Almanya'da da Türkler oy kullanıyor. Bunların bazıları Almanca bilmiyor bu ekstrem olaylardır. Sayıları düşüktür. Suriye bizim iklimimizin insanları ve Suriyeliler oto kontrolü olan insanlar. Biz bazı yerleri de bu insanlara kapattık. İstanbul'u Suriyelileri kapattık. Mesela biz Fatih'de yabancı öğrenci veya çalışanı da kapattık. Terörden arındırılmış bölgelere dönenler oldu. Bir kısmı döndü, barınamayıp tekrar geldiler. Onları orada barındırmak istemeyenler var. Onların orada yerleşmesini istemiyorlar. PKK da bunu istemiyor, PYD de bunu istemiyor, bence rejim de bunu istemiyor. Devlet politikası olarak biz bu insanları uzun yıllar vatandaşlık konusunda desteklemiyorduk. Türkmenleri orada bölgenin savunmaları karşılığında bırakmayı düşünüyorduk ama baktık olmuyor ki bu insanları kabul etmek zorunda kaldık. Operasyon yaptığımız, terörden arındırılmış yerde 6 milyon insan tutuyoruz. Buradan askeri çekerseniz, orayı PYD ele geçirir. Bu da oradan buraya 6 milyon göç demek. Amerika'nın yapmak istediği şu; Bölgeye bir terör devleti kurmak ve 100 bu ülkeleri bununla yormak. Türkiye buna rıza göster mi?

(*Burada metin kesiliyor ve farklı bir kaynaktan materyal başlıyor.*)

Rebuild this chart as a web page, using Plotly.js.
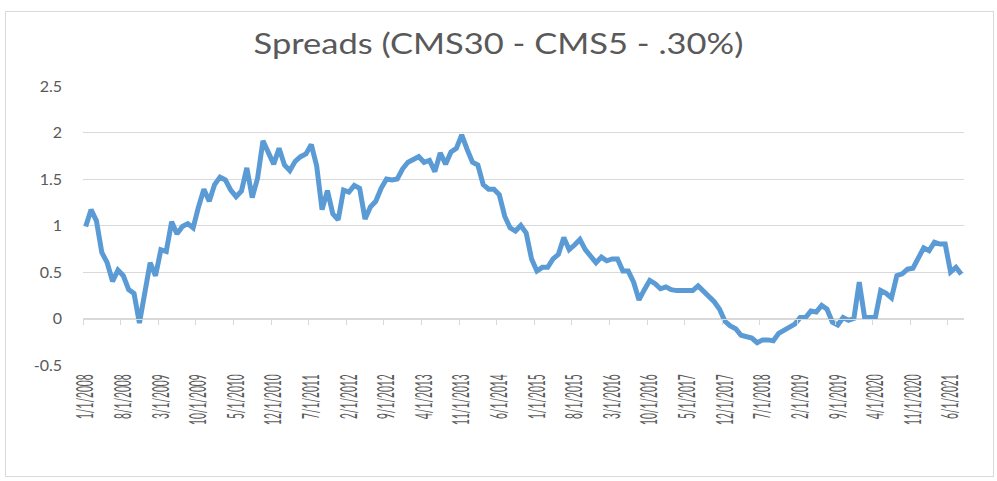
<!DOCTYPE html>
<html>
<head>
<meta charset="utf-8">
<script src="https://cdn.plot.ly/plotly-3.0.1.min.js"></script>
<style>
  html, body { margin: 0; padding: 0; background: #ffffff; }
  #wrap { position: relative; width: 997px; height: 481px; }
  #chart { position: absolute; left: 0; top: 0; width: 997px; height: 481px; }
  #frame { position: absolute; left: 5px; top: 11px; width: 987px; height: 464px;
           border: 1px solid #d9d9d9; pointer-events: none; }
</style>
</head>
<body>
<div id="wrap"><div id="chart"></div><div id="frame"></div></div>
<script>
// ---- data ----
const startYear = 2008;
const monthCount = 164;           // Jan 2008 .. Aug 2021
const months = [];
for (let i = 0; i < monthCount; i++) {
  const y = startYear + Math.floor(i / 12);
  const m = (i % 12) + 1;
  months.push(m + "/1/" + y);
}

const spread = [
  0.99, 1.17, 1.05, 0.71, 0.60, 0.40, 0.52, 0.46, 0.31, 0.27,
  -0.05, 0.28, 0.60, 0.46, 0.74, 0.72, 1.04, 0.91, 0.99, 1.02,
  0.975, 1.20, 1.39, 1.26, 1.44, 1.52, 1.49, 1.38, 1.31, 1.37,
  1.62, 1.30, 1.51, 1.91, 1.78, 1.66, 1.83, 1.65, 1.59, 1.69,
  1.74, 1.77, 1.87, 1.64, 1.17, 1.375, 1.125, 1.06, 1.38, 1.36,
  1.43, 1.40, 1.07, 1.20, 1.26, 1.40, 1.50, 1.49, 1.50, 1.61,
  1.68, 1.71, 1.74, 1.68, 1.70, 1.58, 1.78, 1.66, 1.79, 1.83,
  1.975, 1.82, 1.68, 1.65, 1.44, 1.39, 1.39, 1.33, 1.10, 0.975,
  0.94, 1.00, 0.92, 0.64, 0.51, 0.55, 0.55, 0.64, 0.69, 0.87,
  0.74, 0.79, 0.85, 0.74, 0.67, 0.60, 0.66, 0.62, 0.64, 0.64,
  0.51, 0.51, 0.39, 0.20, 0.31, 0.41, 0.375, 0.32, 0.34, 0.31,
  0.30, 0.30, 0.30, 0.30, 0.35, 0.29, 0.23, 0.18, 0.10, -0.03,
  -0.08, -0.11, -0.18, -0.20, -0.21, -0.26, -0.23, -0.23, -0.24, -0.16,
  -0.13, -0.10, -0.06, 0.01, 0.01, 0.08, 0.07, 0.14, 0.10, -0.04,
  -0.07, 0.01, -0.02, 0.00, 0.39, 0.01, 0.01, 0.01, 0.30, 0.27,
  0.22, 0.46, 0.48, 0.53, 0.54, 0.66, 0.76, 0.73, 0.82, 0.80,
  0.80, 0.50, 0.55, 0.475
];

const yTickVals = [-0.5, 0, 0.5, 1, 1.5, 2, 2.5];
const yTickText = ["-0.5", "0", "0.5", "1", "1.5", "2", "2.5"];
const titleText = "Spreads (CMS30 - CMS5 - .30%)";

// ---- chart ----
const gray = "#595959";
const grid = "#d9d9d9";
const fontFam = "Lato, 'Open Sans', sans-serif";

const traces = [
  {
    x: months, y: spread, type: "scatter", mode: "lines",
    line: { color: "#5b9bd5", width: 5, shape: "linear" },
    hoverinfo: "x+y", showlegend: false
  },
  { // carries the tick marks that sit on the zero line
    x: months, y: spread, type: "scatter", mode: "lines",
    xaxis: "x2", yaxis: "y",
    line: { color: "rgba(0,0,0,0)", width: 0 },
    hoverinfo: "skip", showlegend: false
  }
];

const layout = {
  width: 997, height: 481,
  margin: { l: 83, r: 33, t: 86, b: 116, pad: 0 },
  paper_bgcolor: "#ffffff", plot_bgcolor: "#ffffff",
  title: {
    text: titleText,
    font: { family: fontFam, size: 28, color: gray },
    x: 0.5, xref: "container", xanchor: "center",
    y: 1 - 44 / 481, yref: "container", yanchor: "middle"
  },
  xaxis: {
    type: "category",
    range: [-0.5, monthCount - 0.5],
    tickmode: "linear", tick0: 0, dtick: 7,
    tickangle: -90,
    ticks: "", showgrid: false, showline: false, zeroline: false,
    tickfont: { family: fontFam, size: 12, color: gray },
    ticklabelstandoff: 6,
    fixedrange: true
  },
  xaxis2: {
    type: "category", overlaying: "x", anchor: "free",
    position: 0.5 / 3,
    range: [-0.5, monthCount - 0.5],
    tickmode: "linear", tick0: 0, dtick: 7,
    tickson: "boundaries",
    ticks: "outside", ticklen: 5, tickwidth: 1, tickcolor: grid,
    showticklabels: false, showgrid: false, zeroline: false,
    showline: true, linecolor: grid, linewidth: 1,
    fixedrange: true
  },
  yaxis: {
    range: [-0.5, 2.5],
    tickmode: "array", tickvals: yTickVals, ticktext: yTickText,
    showgrid: true, gridcolor: grid, gridwidth: 1,
    zeroline: false, showline: false, ticks: "",
    tickfont: { family: fontFam, size: 16, color: gray },
    ticklabelstandoff: 20,
    fixedrange: true
  },
  showlegend: false
};

// The reference rendering has horizontally widened glyphs; emulate with SVG scaling.
function widenText(el, sx, sy) {
  const r0 = el.getBoundingClientRect();
  const cx0 = (r0.left + r0.right) / 2, top0 = r0.top;
  const x = parseFloat(el.getAttribute("x")) || 0;
  const y = parseFloat(el.getAttribute("y")) || 0;
  const base = el.getAttribute("transform") || "";
  el.setAttribute("transform",
    base + " translate(" + x + "," + y + ") scale(" + sx + "," + sy + ") translate(" + (-x) + "," + (-y) + ")");
  return { cx0: cx0, top0: top0 };
}

Plotly.newPlot("chart", traces, layout, { displayModeBar: false, staticPlot: true }).then(function (gd) {
  // x tick labels: rotated -90, so local x = length (screen y), local y = thickness (screen x)
  const xl = gd.querySelectorAll(".xaxislayer-above .xtick text");
  xl.forEach(function (t) {
    const ref = widenText(t, 0.85, 1.85);
    const r1 = t.getBoundingClientRect();
    const dx = ref.cx0 - (r1.left + r1.right) / 2;
    const dy = ref.top0 - r1.top;
    t.setAttribute("transform", "translate(" + dx + "," + dy + ") " + t.getAttribute("transform"));
  });
  // title: widen horizontally to the reference width
  const tt = gd.querySelector(".gtitle");
  if (tt) {
    const r0 = tt.getBoundingClientRect();
    const s = 490 / r0.width;
    widenText(tt, s, 1.0);
    const r1 = tt.getBoundingClientRect();
    const dx = 498.5 - (r1.left + r1.right) / 2;
    tt.setAttribute("transform", "translate(" + dx + ",0) " + tt.getAttribute("transform"));
  }
});
</script>
</body>
</html>
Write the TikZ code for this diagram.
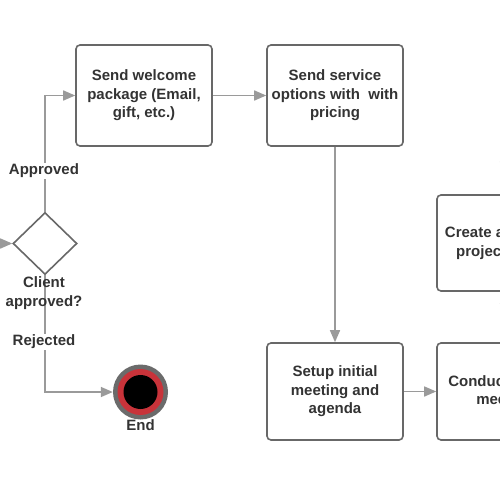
\documentclass[tikz,border=0pt]{standalone}
\usepackage{fontspec}
\setmainfont{Liberation Sans}
\usetikzlibrary{arrows.meta,shapes.geometric}
\definecolor{boxline}{HTML}{686868}
\definecolor{conn}{HTML}{9A9A9A}
\definecolor{txt}{HTML}{333333}
\definecolor{endred}{HTML}{C8333A}
\definecolor{endgray}{HTML}{6B6B6B}
\begin{document}
\begin{tikzpicture}[x=1pt,y=-1pt,
  stepbox/.style={draw=boxline,line width=1.6pt,rounded corners=4pt,fill=white,
    minimum width=136pt,minimum height=101pt,inner sep=2pt,align=center,
    text=txt,font=\bfseries\fontsize{15}{18.5}\selectfont},
  decision/.style={diamond,draw=boxline,line width=1.6pt,fill=white,
    minimum width=64pt,minimum height=62pt,inner sep=0pt},
  lbl/.style={text=txt,font=\bfseries\fontsize{15}{18.5}\selectfont,align=center,inner sep=1pt},
  flow/.style={draw=conn,line width=1.5pt,-{Triangle[length=12pt,width=10pt]}},
  plain/.style={draw=conn,line width=1.5pt}]
\useasboundingbox (0,0) rectangle (500,500);
\clip (0,0) rectangle (500,500);
\fill[white] (0,0) rectangle (500,500);

\node[stepbox] (welcome) at (144,95.5) {Send welcome\\package (Email,\\gift, etc.)};
\node[stepbox] (service) at (335,95.5) {Send service\\options with\ \ with\\pricing};
\node[stepbox,minimum height=97pt] (setup) at (335,391.5) {Setup initial\\meeting and\\agenda};
\node[stepbox,minimum height=97pt] (conduct) at (505,391.5) {Conduct kickoff\\meeting};
\node[stepbox,minimum height=96pt] (create) at (505,243) {Create a detailed\\project scope};
\node[decision] (dec) at (45,243.5) {};
\coordinate (in) at (-2,243.5);
\coordinate (above) at (505,150);

% end event
\node[circle,fill=endgray,minimum size=55pt,inner sep=0pt] (endev) at (140.5,392) {};
\fill[endred] (endev.center) circle[radius=23pt];
\fill[black] (endev.center) circle[radius=17pt];
\node[lbl] (endlbl) at (140.5,425) {End};

% connectors
\draw[flow] (in) -- (dec.west);
\draw[flow] (dec.north) |- (welcome.west);
\draw[flow] (welcome.east) -- (service.west);
\draw[flow] (service.south) -- (setup.north);
\draw[flow] (setup.east) -- (conduct.west);
\draw[flow] (conduct.north) -- (create.south);
\draw[flow] (create.north) -- (above);
\draw[flow] (dec.south) |- (endev.west);

\node[lbl,fill=white] (appr) at (44,171) {Approved};
\node[lbl,fill=white] (rej) at (44,342) {Rejected};
\node[lbl] (q) at (44,293) {Client\\approved?};
\end{tikzpicture}
\end{document}
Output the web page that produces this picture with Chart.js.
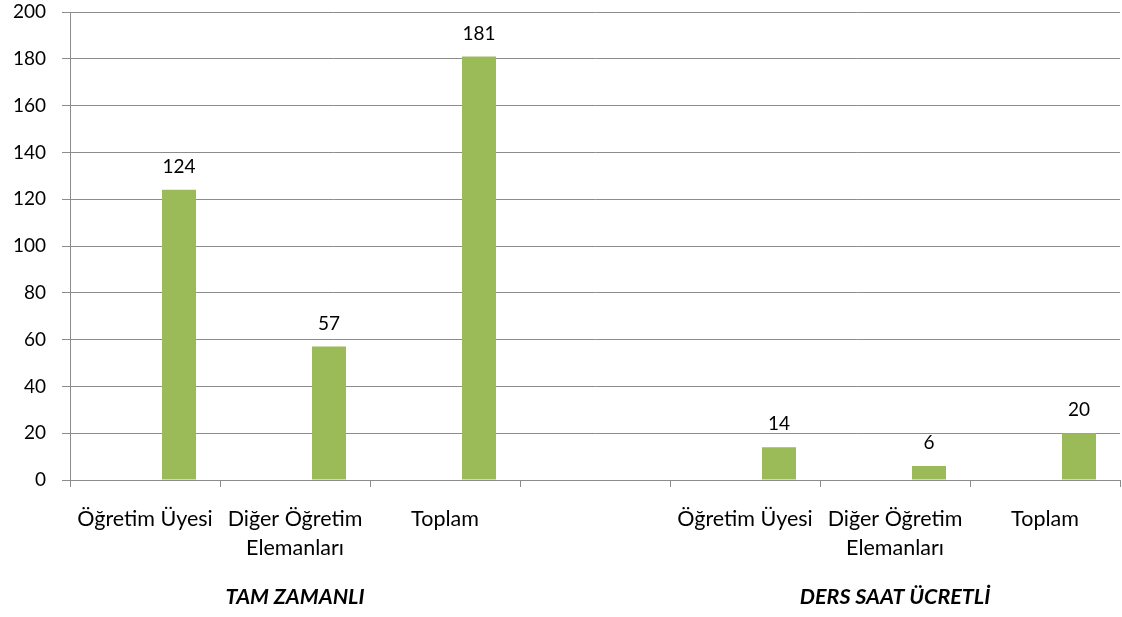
<!DOCTYPE html>
<html>
<head>
<meta charset="utf-8">
<script src="https://cdn.jsdelivr.net/npm/chart.js@4.4.1/dist/chart.umd.min.js"></script>
<style>
  html, body { margin: 0; padding: 0; background: #fff; }
  #wrap { width: 1122px; height: 617px; }
</style>
</head>
<body>
<div id="wrap"><canvas id="chart"></canvas></div>
<script>
// categories (7 slots, 4th is the gap between the two groups)
const categories = [
  'Öğretim Üyesi', ['Diğer Öğretim', 'Elemanları'], 'Toplam', '',
  'Öğretim Üyesi', ['Diğer Öğretim', 'Elemanları'], 'Toplam'
];
const groupLabels = ['', 'TAM ZAMANLI', '', '', '', 'DERS SAAT ÜCRETLİ', ''];
const values = [124, 57, 181, null, 14, 6, 20];
const emptySeries = [null, null, null, null, null, null, null];
const yTicks = [0, 20, 40, 60, 80, 100, 120, 140, 160, 180, 200];

const FONT = 'Lato, "Open Sans", sans-serif';
const GRID = '#8c8c8c';

// draws the number above each bar
const valueLabels = {
  id: 'valueLabels',
  afterDatasetsDraw(chart) {
    const ctx = chart.ctx;
    const meta = chart.getDatasetMeta(2);
    ctx.save();
    ctx.font = '19px ' + FONT;
    ctx.fillStyle = '#000';
    ctx.textAlign = 'center';
    ctx.textBaseline = 'middle';
    meta.data.forEach((bar, i) => {
      const v = values[i];
      if (v === null || v === undefined) return;
      ctx.fillText(String(v), bar.x, bar.y - 23);
    });
    ctx.restore();
  }
};

const ctx = document.getElementById('chart').getContext('2d');

new Chart(ctx, {
  type: 'bar',
  data: {
    labels: categories,
    datasets: [
      { data: emptySeries, backgroundColor: 'transparent' },
      { data: emptySeries, backgroundColor: 'transparent' },
      { data: values, backgroundColor: '#9bbb59', borderWidth: 0 }
    ]
  },
  options: {
    responsive: true,
    maintainAspectRatio: false,
    animation: false,
    categoryPercentage: 0.68,
    barPercentage: 1,
    layout: { padding: { top: 12, right: 2, left: 0, bottom: 0 } },
    plugins: {
      legend: { display: false },
      tooltip: { enabled: false }
    },
    scales: {
      y: {
        min: 0,
        max: 200,
        afterBuildTicks: (scale) => { scale.ticks = yTicks.map(v => ({ value: v })); },
        afterFit: (scale) => {
          scale.width = 70;
          scale.paddingTop = 0;
          scale.paddingBottom = 0;
        },
        grid: { color: GRID, lineWidth: 1, tickLength: 8, tickColor: GRID },
        border: { color: GRID, width: 1 },
        ticks: {
          padding: 16,
          color: '#000',
          font: { family: FONT, size: 19 }
        }
      },
      x: {
        offset: true,
        afterFit: (scale) => { scale.height = 85; },
        grid: {
          offset: true,
          drawOnChartArea: false,
          tickLength: 7,
          color: GRID
        },
        border: { color: GRID, width: 1 },
        ticks: {
          padding: 18,
          color: '#000',
          maxRotation: 0,
          autoSkip: false,
          font: { family: FONT, size: 21.5, lineHeight: 1.35 }
        }
      },
      xg: {
        type: 'category',
        labels: groupLabels,
        position: 'bottom',
        offset: true,
        afterFit: (scale) => { scale.height = 52; },
        grid: { display: false, drawTicks: false },
        border: { display: false },
        ticks: {
          padding: 19,
          color: '#000',
          maxRotation: 0,
          autoSkip: false,
          font: { family: FONT, size: 21.5, style: 'italic', weight: 'bold' }
        }
      }
    }
  },
  plugins: [valueLabels]
});
</script>
</body>
</html>
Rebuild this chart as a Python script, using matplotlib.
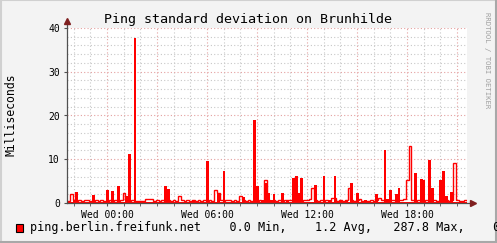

'SURİYELİLERİN %70'İ GİDERİM DİYOR'
Yaklaşık 1 yıldır Suriye'de bunun çalışmaları sürüyor. Katar Emiri ben Suriye konusunda yardım yapmak istiyorum dedi. Sayın Cumhurbaşkanımız burada BM'de gelin buraya ev yapalım dedi. Oradaki devletler yaklaşmadı buna. Katar Emiri de biriket evler konusunda destek olmak istedi. Biz bunu bulduk ama bizden sonra vatandaşlar da kendileri yapmaya başladı. Diğer tarafta Türkmen bölgeler var. En önemli bölgelerden birisi. 240 bin konutu Katar yapıyor, biz yapmıyoruz. Burada Katar diyor ki bir bölümünü ben yapacağım, bir bölümünü de sizinle beraber. 23 bin konutun yapımı çarşamba günü başlıyor. Katar'ın ortaya koyduğu şart ne? Katar diyor ki Türkiye'de yaşayan insanlar ancak buraya göç edebilir diyor. Yani buradaki insanları oraya göç ettirmek üzerine kurulmuş bir eylem. Elbab, Cerablus ve Tel Abyad'da böyle bir şehir yapılacak. Biz soruyoruz siz gider misiniz diyoruz, %70'i giderim diyor. Burada Katar buradan para almayacak, aynı zamanda 7-8 sene kaldıktan sonra ben sana sahiplendireceğim diyor. O bölgede sanayi sitesi kurduk. Merkel rasyonel bir siyasetçidir. Ben Merkel'i bunlardan ayırırım. Bunların insana ihtiyacı var. Bunlar göçmenleri Türkiye'de tutup daha sonra kendilerine almayı düşünüyorlar. Bunların üretime ihtiyacı var. Zaten 550 bini dönmüş burada böyle bir olanak verirsen 1 milyonu da dönmez mi?